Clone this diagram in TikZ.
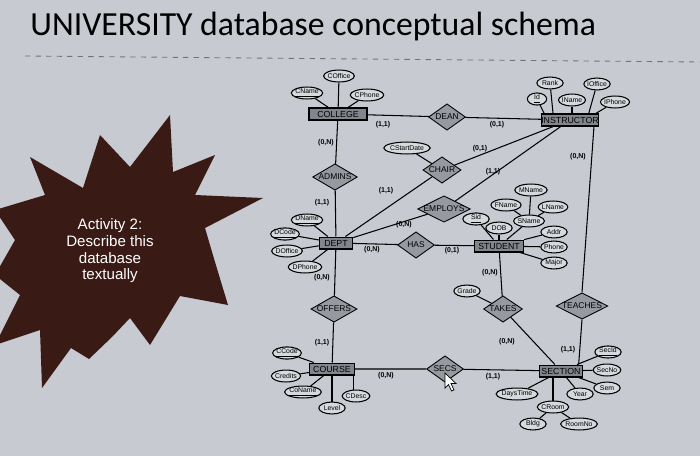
\documentclass[tikz,border=0pt]{standalone}
\usepackage{fontspec}
\setmainfont{Liberation Sans}
\newfontfamily\titlefont{Carlito}
\usetikzlibrary{shapes.geometric}

\definecolor{slidebg}{RGB}{199,203,209}
\definecolor{entfill}{RGB}{130,134,140}
\definecolor{relfill}{RGB}{150,154,160}
\definecolor{attrfill}{RGB}{214,217,221}
\definecolor{burst}{RGB}{58,26,20}

\tikzset{
  ent/.style={draw=black, line width=0.6pt, fill=entfill, inner sep=0pt,
    minimum height=6.8pt, font=\fontsize{5}{5.5}\selectfont},
  rel/.style={diamond, draw=black, line width=0.5pt, fill=relfill, aspect=2,
    inner sep=0pt, minimum height=15pt, minimum width=21pt,
    font=\fontsize{4.8}{5}\selectfont},
  attr/.style={ellipse, draw=black, line width=0.6pt, fill=attrfill,
    inner xsep=-0.3pt, inner ysep=0pt, minimum height=6.8pt, minimum width=15pt,
    font=\fontsize{3.9}{4.2}\selectfont},
  card/.style={font=\fontsize{4}{4.4}\selectfont\bfseries},
  link/.style={line width=0.6pt},
}

\begin{document}
\begin{tikzpicture}[x=0.02cm, y=-0.02cm]
\useasboundingbox (0,0) rectangle (700,456);
\fill[slidebg] (0,0) rectangle (700,456);
% title
\node[anchor=base west, inner sep=0pt, font=\titlefont\fontsize{19.2}{23}\selectfont] (title) at (30,36) {UNIVERSITY database conceptual schema};
\coordinate (rulel) at (25,56);
\coordinate (ruler) at (700,62);
\draw[dashed, black!55, line width=0.5pt] (rulel) -- (ruler);
% activity burst
\fill[burst] (30,157) -- (83,188) -- (100,135) -- (130,167) -- (170,115) -- (173,172)
  -- (215,155) -- (195,195) -- (263,198) -- (205,228) -- (215,262) -- (228,305)
  -- (180,296) -- (150,345) -- (130,318) -- (112,337) -- (89,359) -- (71,348)
  -- (42,388) -- (40,330) -- (-5,345) -- (20,295) -- (-5,275) -- (15,240)
  -- (-5,210) -- (45,195) -- cycle;
\node[text=white, align=center, font=\fontsize{8.6}{9.5}\selectfont] (activity) at (110,251)
  {Activity 2:\\Describe this\\database\\textually};

% entities
\node[ent, minimum width=33pt] (COLLEGE) at (338,114) {COLLEGE};
\node[ent, minimum width=31pt] (INSTRUCTOR) at (570,120) {INSTRUCTOR};
\node[ent, minimum width=19pt] (DEPT) at (336,243) {DEPT};
\node[ent, minimum width=28pt] (STUDENT) at (499,246) {STUDENT};
\node[ent, minimum width=25.5pt] (COURSE) at (332,369) {COURSE};
\node[ent, minimum width=24.5pt] (SECTION) at (561,371) {SECTION};

% relationships
\node[rel] (DEAN) at (447,117) {DEAN};
\node[rel] (CHAIR) at (442,170) {CHAIR};
\node[rel] (ADMINS) at (335,177) {ADMINS};
\node[rel] (EMPLOYS) at (444,209) {EMPLOYS};
\node[rel] (HAS) at (416,245) {HAS};
\node[rel] (TAKES) at (503,309) {TAKES};
\node[rel] (TEACHES) at (582,306) {TEACHES};
\node[rel] (OFFERS) at (334,309) {OFFERS};
\node[rel] (SECS) at (445,369) {SECS};

% attributes of COLLEGE
\node[attr] (COffice) at (339,76) {COffice};
\node[attr] (CName) at (307,93) {\underline{CName}};
\node[attr] (CPhone) at (367,95) {CPhone};
% attributes of INSTRUCTOR
\node[attr] (Rank) at (550,83) {Rank};
\node[attr] (IOffice) at (597,84) {IOffice};
\node[attr, minimum width=11pt] (Id) at (537,99) {\underline{Id}};
\node[attr] (IName) at (572,100) {IName};
\node[attr] (IPhone) at (615,102) {IPhone};
% attribute of CHAIR
\node[attr] (CStartDate) at (407,148) {CStartDate};
% attributes of DEPT
\node[attr] (DName) at (307,220) {\underline{DName}};
\node[attr] (DCode) at (285,234) {\underline{DCode}};
\node[attr] (DOffice) at (287,251) {DOffice};
\node[attr] (DPhone) at (305,267) {DPhone};
% attributes of STUDENT
\node[attr] (MName) at (531,190) {MName};
\node[attr] (FName) at (506,205) {FName};
\node[attr] (LName) at (553,207) {LName};
\node[attr] (SName) at (529,221) {SName};
\node[attr] (Sid) at (476,219) {\underline{Sid}};
\node[attr] (DOB) at (499,228) {DOB};
\node[attr] (Addr) at (554,232) {Addr};
\node[attr] (Phone) at (554,247) {Phone};
\node[attr] (Major) at (554,263) {Major};
% attribute of TAKES
\node[attr] (Grade) at (467,291) {Grade};
% attributes of COURSE
\node[attr] (CCode) at (287,353) {\underline{CCode}};
\node[attr] (Credits) at (286,376) {Credits};
\node[attr] (CoName) at (303,392) {\underline{CoName}};
\node[attr] (Level) at (332,408) {Level};
\node[attr] (CDesc) at (356,396) {CDesc};
% attributes of SECTION
\node[attr] (SecId) at (608,352) {\underline{SecId}};
\node[attr] (SecNo) at (607,370) {SecNo};
\node[attr] (Sem) at (607,388) {Sem};
\node[attr] (Year) at (580,394) {Year};
\node[attr] (DaysTime) at (517,394) {DaysTime};
\node[attr] (CRoom) at (553,407) {CRoom};
\node[attr] (Bldg) at (533,424) {Bldg};
\node[attr] (RoomNo) at (579,424) {RoomNo};

% relationship links
\draw[link] (COLLEGE) -- (DEAN) -- (INSTRUCTOR);
\draw[link] (COLLEGE) -- (ADMINS) -- (DEPT) -- (OFFERS) -- (COURSE);
\draw[link] (DEPT) -- (CHAIR) -- (INSTRUCTOR);
\draw[link] (DEPT) -- (EMPLOYS) -- (INSTRUCTOR);
\draw[link] (DEPT) -- (HAS) -- (STUDENT);
\draw[link] (STUDENT) -- (TAKES) -- (SECTION);
\draw[link] ([xshift=-3pt]INSTRUCTOR.south east) -- (TEACHES.north);
\draw[link] (TEACHES.south) -- ([xshift=-2.5pt]SECTION.north east);
\draw[link] (COURSE) -- (SECS) -- (SECTION);

% attribute links
\draw[link] (COffice) -- (COLLEGE);
\draw[link] (CName) -- (COLLEGE);
\draw[link] (CPhone) -- (COLLEGE);
\draw[link] (Rank) -- ([xshift=7pt]INSTRUCTOR.north west);
\draw[link] (IOffice) -- ([xshift=-6pt]INSTRUCTOR.north east);
\draw[link] (Id) -- ([xshift=2pt]INSTRUCTOR.north west);
\draw[link] (IName) -- (IName |- INSTRUCTOR.north);
\draw[link] (IPhone) -- ([xshift=-2pt]INSTRUCTOR.north east);
\draw[link] (CStartDate) -- (CHAIR);
\foreach \a in {DName,DCode,DOffice,DPhone}
  \draw[link] (\a) -- (DEPT);
\foreach \a in {MName,FName,LName}
  \draw[link] (\a) -- (SName);
\foreach \a in {SName,Sid,DOB,Addr,Phone,Major}
  \draw[link] (\a) -- (STUDENT);
\draw[link] (Grade) -- (TAKES);
\foreach \a in {CCode,Credits,CoName}
  \draw[link] (\a) -- (COURSE);
\draw[link] (Level) -- (Level |- COURSE.south);
\draw[link] (CDesc.110) -- (CDesc.110 |- COURSE.south);
\foreach \a in {SecId,SecNo,Sem,Year,DaysTime}
  \draw[link] (\a) -- (SECTION);
\draw[link] (CRoom) -- (CRoom |- SECTION.south);
\draw[link] (Bldg) -- (CRoom);
\draw[link] (RoomNo) -- (CRoom);

% cardinalities
\node[card] (c1) at (383,125) {(1,1)};
\node[card] (c2) at (497,125) {(0,1)};
\node[card] (c3) at (326,143) {(0,N)};
\node[card] (c4) at (322,203) {(1,1)};
\node[card] (c5) at (386,191) {(1,1)};
\node[card] (c6) at (480,149) {(0,1)};
\node[card] (c7) at (404,225) {(0,N)};
\node[card] (c8) at (493,172) {(1,1)};
\node[card] (c9) at (372,250) {(0,N)};
\node[card] (c10) at (452,251) {(0,1)};
\node[card] (c11) at (322,278) {(0,N)};
\node[card] (c12) at (322,343) {(1,1)};
\node[card] (c13) at (386,376) {(0,N)};
\node[card] (c14) at (493,377) {(1,1)};
\node[card] (c15) at (490,273) {(0,N)};
\node[card] (c16) at (507,342) {(0,N)};
\node[card] (c17) at (578,157) {(0,N)};
\node[card] (c18) at (568,350) {(1,1)};

% mouse pointer
\filldraw[fill=white, draw=black, line width=0.4pt] (445,373) -- (445,388) -- (448.5,384.5)
  -- (451.5,391) -- (454,390) -- (451,383.5) -- (456,383.5) -- cycle;
\end{tikzpicture}
\end{document}
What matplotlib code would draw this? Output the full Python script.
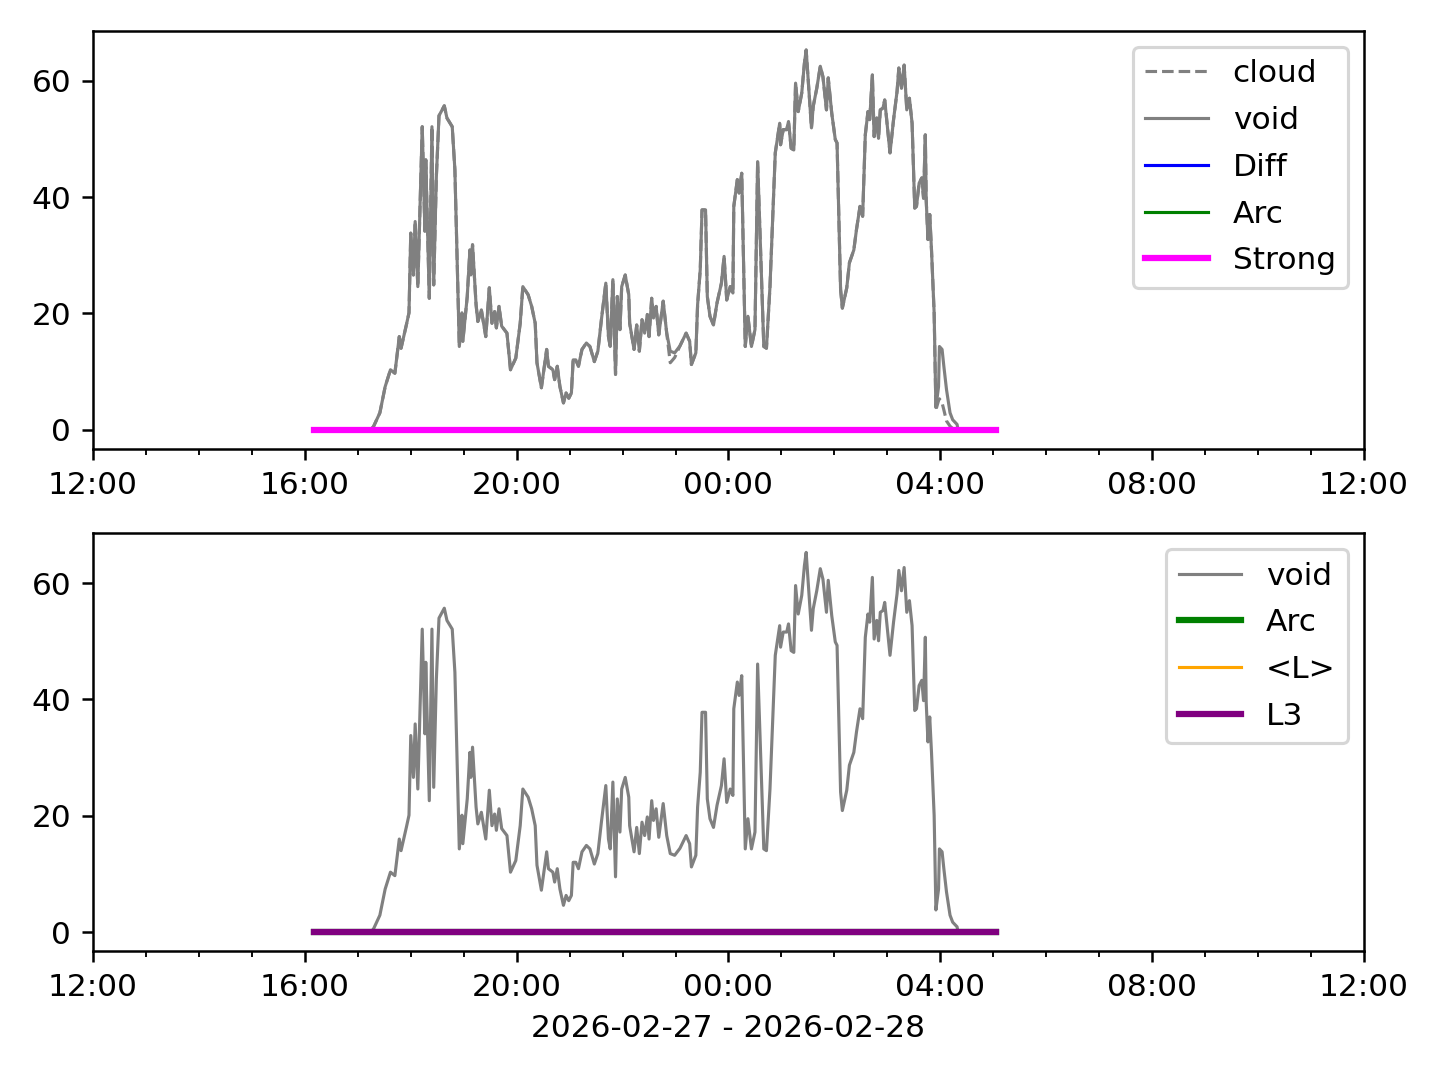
import datetime as dt
import matplotlib
matplotlib.use("Agg")
import matplotlib.pyplot as plt
import matplotlib.dates as mdates

day0 = dt.date(2026, 2, 27)
x_start = "12:00"
x_end = "12:00"

# void series (clock times, next day when hour < 12)
void_times = [
    "17:15", "17:18", "17:25", "17:31", "17:37", "17:42", "17:47", "17:49", "17:55", "17:58",
    "18:00", "18:03", "18:05", "18:08", "18:13", "18:16", "18:17", "18:21", "18:24", "18:26",
    "18:29", "18:32", "18:38", "18:41", "18:47", "18:50", "18:55", "18:58", "18:59", "19:04",
    "19:07", "19:08", "19:10", "19:14", "19:16", "19:20", "19:25", "19:29", "19:32", "19:35",
    "19:37", "19:40", "19:43", "19:49", "19:53", "19:59", "20:04", "20:07", "20:13", "20:17",
    "20:21", "20:23", "20:28", "20:34", "20:36", "20:41", "20:43", "20:46", "20:49", "20:53",
    "20:56", "20:59", "21:02", "21:04", "21:07", "21:10", "21:14", "21:19", "21:23", "21:28",
    "21:32", "21:36", "21:41", "21:44", "21:46", "21:49", "21:52", "21:54", "21:57", "21:59",
    "22:03", "22:07", "22:08", "22:13", "22:16", "22:19", "22:22", "22:25", "22:28", "22:30",
    "22:33", "22:35", "22:38", "22:41", "22:46", "22:50", "22:54", "22:59", "23:05", "23:12",
    "23:16", "23:18", "23:23", "23:25", "23:28", "23:30", "23:34", "23:36", "23:39", "23:43",
    "23:47", "23:52", "23:55", "23:58", "00:02", "00:05", "00:06", "00:10", "00:12", "00:15",
    "00:19", "00:22", "00:26", "00:30", "00:33", "00:40", "00:43", "00:47", "00:53", "00:58",
    "00:59", "01:02", "01:06", "01:08", "01:11", "01:14", "01:16", "01:19", "01:23", "01:26",
    "01:28", "01:34", "01:36", "01:40", "01:44", "01:47", "01:51", "01:53", "01:57", "02:01",
    "02:03", "02:07", "02:09", "02:14", "02:17", "02:22", "02:25", "02:29", "02:32", "02:35",
    "02:38", "02:40", "02:43", "02:45", "02:48", "02:50", "02:52", "02:55", "02:57", "03:00",
    "03:03", "03:07", "03:11", "03:13", "03:16", "03:19", "03:22", "03:25", "03:28", "03:31",
    "03:33", "03:36", "03:39", "03:41", "03:43", "03:44", "03:46", "03:48", "03:50", "03:53",
    "03:55", "03:58", "03:59", "04:02", "04:04", "04:07", "04:11", "04:14", "04:19", "04:20",
]
void_values = [
    0.0, 0.6, 2.9, 7.4, 10.3, 9.7, 16.0, 14.0, 18.0, 20.1,
    33.8, 26.6, 35.8, 24.6, 52.1, 34.1, 46.4, 22.6, 52.1, 24.9,
    43.5, 54.0, 55.7, 53.6, 52.1, 44.7, 14.3, 20.1, 15.2, 22.9,
    30.9, 26.6, 31.8, 21.5, 18.6, 20.6, 16.0, 24.4, 18.3, 20.3,
    17.5, 21.2, 17.8, 16.6, 10.3, 12.3, 18.3, 24.6, 23.2, 21.2,
    18.3, 11.5, 7.2, 13.8, 10.9, 10.3, 8.6, 10.9, 7.4, 4.6,
    6.3, 5.4, 6.3, 12.0, 12.0, 10.9, 13.8, 14.9, 14.3, 11.7,
    13.5, 18.9, 25.2, 16.0, 14.3, 25.8, 9.5, 22.9, 17.2, 24.6,
    26.6, 23.2, 18.3, 13.8, 18.0, 13.5, 18.9, 16.6, 19.8, 16.0,
    22.6, 19.2, 21.2, 16.3, 22.1, 16.6, 13.5, 13.2, 14.4, 16.6,
    15.2, 11.2, 13.2, 21.5, 27.5, 37.8, 37.8, 22.9, 19.5, 18.0,
    21.8, 25.2, 29.8, 22.3, 24.6, 23.5, 38.4, 43.0, 40.7, 44.1,
    14.3, 19.5, 14.3, 17.2, 46.1, 14.3, 14.0, 24.6, 47.6, 52.7,
    49.0, 51.6, 51.6, 53.0, 48.4, 48.1, 59.6, 54.7, 57.9, 63.0,
    65.3, 51.9, 55.6, 58.7, 62.5, 60.7, 55.0, 60.5, 54.4, 49.9,
    49.3, 24.1, 20.9, 24.4, 28.7, 30.9, 34.4, 38.4, 36.7, 50.7,
    54.7, 53.3, 61.0, 50.4, 53.6, 50.1, 55.0, 55.3, 56.7, 52.1,
    47.6, 53.3, 58.2, 62.2, 58.7, 62.7, 55.0, 57.0, 52.7, 38.1,
    38.4, 42.4, 43.3, 39.8, 50.7, 39.5, 32.7, 37.0, 30.9, 20.1,
    3.8, 7.4, 14.3, 13.8, 10.9, 6.9, 2.9, 1.7, 0.9, 0.0,
]

# cloud follows void except at these times
cloud_override_times = ["22:54", "22:59", "03:55", "03:58", "03:59", "04:02", "04:04", "04:07", "04:11", "04:14", "04:19"]
cloud_override_values = [11.5, 12.4, 3.4, 5.0, 5.3, 4.6, 3.4, 1.5, 0.6, 0.2, 0.0]

# flat indicator series
flag_times = ["16:10", "05:03"]
diff_values = [0, 0]
arc_values = [0, 0]
strong_values = [0, 0]
l_mean_values = [0, 0]
l3_values = [0, 0]

xlabel = "2026-02-27 - 2026-02-28"


def to_dt(s, end=False):
    h, m = map(int, s.split(":"))
    d = day0 if (h >= 12 and not end) else day0 + dt.timedelta(days=1)
    return dt.datetime(d.year, d.month, d.day, h, m)


vt = [to_dt(s) for s in void_times]
cloud_map = dict(zip(void_times, void_values))
cloud_map.update(dict(zip(cloud_override_times, cloud_override_values)))
cloud_values = [cloud_map[s] for s in void_times]
ft = [to_dt(s) for s in flag_times]

fig, (ax1, ax2) = plt.subplots(2, 1, figsize=(6.4, 4.8), dpi=225)

ax1.plot(vt, cloud_values, color="grey", ls="--", lw=1, label="cloud")
ax1.plot(vt, void_values, color="grey", lw=1, label="void")
ax1.plot(ft, diff_values, color="blue", lw=1, label="Diff")
ax1.plot(ft, arc_values, color="green", lw=1, label="Arc")
ax1.plot(ft, strong_values, color="magenta", lw=2, label="Strong")

ax2.plot(vt, void_values, color="grey", lw=1, label="void")
ax2.plot(ft, arc_values, color="green", lw=2, label="Arc")
ax2.plot(ft, l_mean_values, color="orange", lw=1, label="<L>")
ax2.plot(ft, l3_values, color="purple", lw=2, label="L3")

for ax in (ax1, ax2):
    ax.set_xlim(to_dt(x_start), to_dt(x_end, end=True))
    ax.xaxis.set_major_locator(mdates.HourLocator(byhour=range(0, 24, 4)))
    ax.xaxis.set_minor_locator(mdates.HourLocator())
    ax.xaxis.set_major_formatter(mdates.DateFormatter("%H:%M"))
    ax.legend(loc="upper right", labelspacing=0.57)

ax2.set_xlabel(xlabel)

plt.subplots_adjust(left=0.0646, right=0.9472, top=0.9713, bottom=0.1194, hspace=0.203)
plt.savefig("out.png")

• • • • •

= Task instructions =
The word "matplotlib" may appear on some lines. Report how many lines hold it, giving the number alone.

= Result =
5